Some people read novels, while others read graphic novels. It is still reading – but a little different. And that difference keeps them engaged and excited.

But what about cookbooks? Pages and pages of writing and photographs can make some people’s heads swim.

In that case, what you need is a graphic cookbook.

Robin Ha to the rescue. Her Cook Korean: A Comic Book with Recipes (Ten Speed 2016) is just what a hungry graphic novel aficionado needs.

Cook Korean by Robin HaThe prologue introduces Robin’s alter ego, Dengki, and describes in cartoon drawing why Robin decided to combine her talent and passion for art with cooking. Her drawings underscore that cooking is fun and not intimidating. She starts with a page of 7 Key Ingredients like Fish Sauce, Red Chile Paste, and Toasted Sesame Oil with their Korean names. Next are pages on the Korean refrigerator, Korean pantry and a Korean Meal Guide with a table laid with the small dishes that make up a typical meal. Finally, she includes a map of Korea with regional foods. The first chapter is on the Korean staple: Kimchi and Pickles. You have to love garlic, ginger, and red chile paste. Robin (or Dengki) walks you through the history of kimchi (chiles have only been available for the last 400 years) and steps to making kimchi. The veggies have a speaking part with little bubbles filled with veggie witticisms. But don’t stop at Easy Kimchi (pp. 26-7), there’s also Radish Cube Kimchi, Cool & Spicy Cucumber pickles (pp. 30-1) with Korean chives and carrots – a fun alternative to Gardiniera. There is even a recipe for Chayote Pickles (pp. 34-5) that’s ready to eat after a few days in the refrigerator. Robin points out that the recipe can pickled other vegetables like asparagus, cauliflower, and broccoli. Then you can use your pickles in Square Cut Kimchi Gazpacho. (pp. 36-7) or Kimchi Pancake (pp. 258-9) Robin shows Dengki’s hands cutting, mixing, and stirring. She draws blenders, pots, jars, and measuring cups. There is a whirlwind of colorful activity on each page.

There is a chapter on Korean Barbecue, but many of the recipes are vegetarian or vegetable based, with others focused on rice cakes and noodles.
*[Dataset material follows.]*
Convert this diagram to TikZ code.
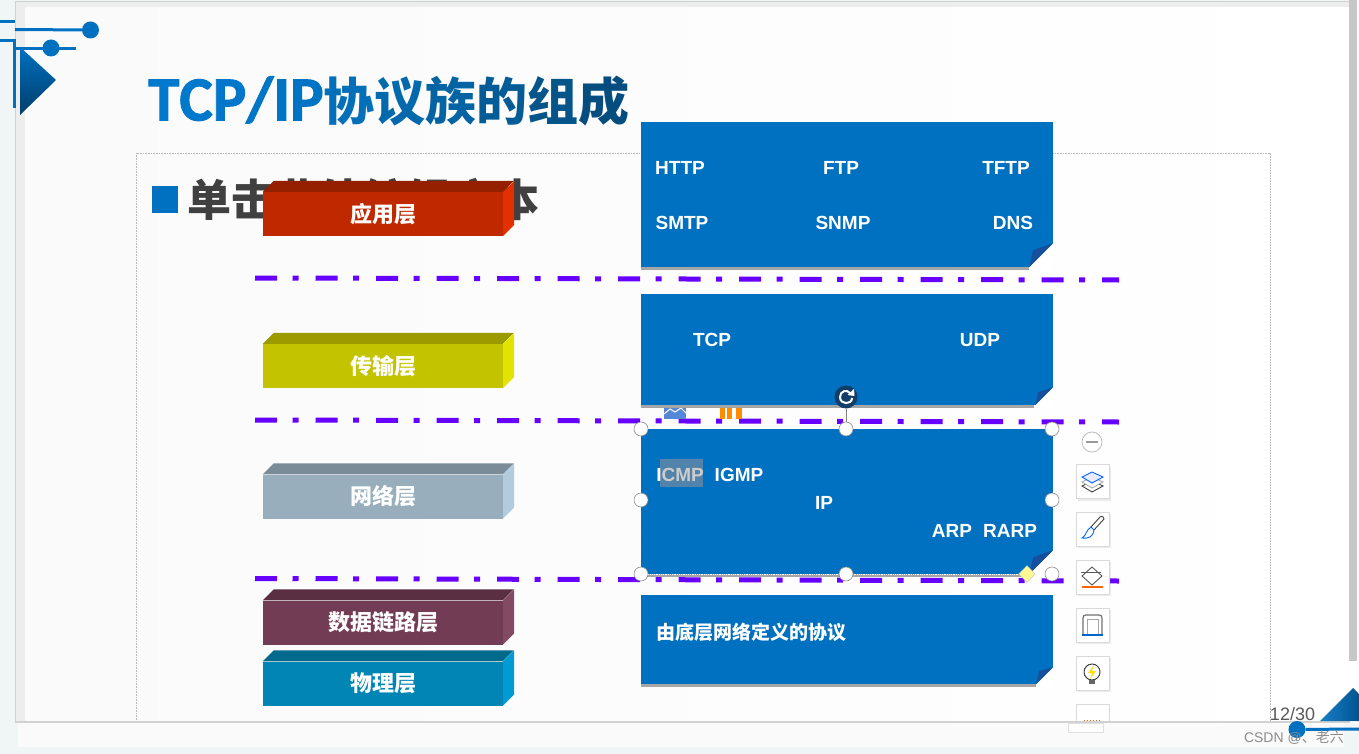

The last chapter includes fusion dishes like Chicken Tacos (pp. 268-9):

Mexican food is quite similar to Korean food- both like rice and spicy chile sauces, and wrapped food. I love tacos because you can combine any filling you like in a tortilla, similar to how Koreans eat grilled meat wrapped in lettuce.

She tops the Korean spiced chicken with a kimchi salsa. Her Korean Burgers (pp. 270-1) are topped with kimchi and one of her condiments: Spicy Caviar Mayonnaise, Soy Sesame Mayonnaise, or Sweet & Spicy Ketchup.

Cook Korean is a colorful, engaging, fun cookbook. If you are looking for a gift for someone who likes graphic novels, comics, manga, or anime, then you definitely should take a look – you might even get one for yourself. Forget watching a cooking program – Cooking Korean is far more colorful and fun.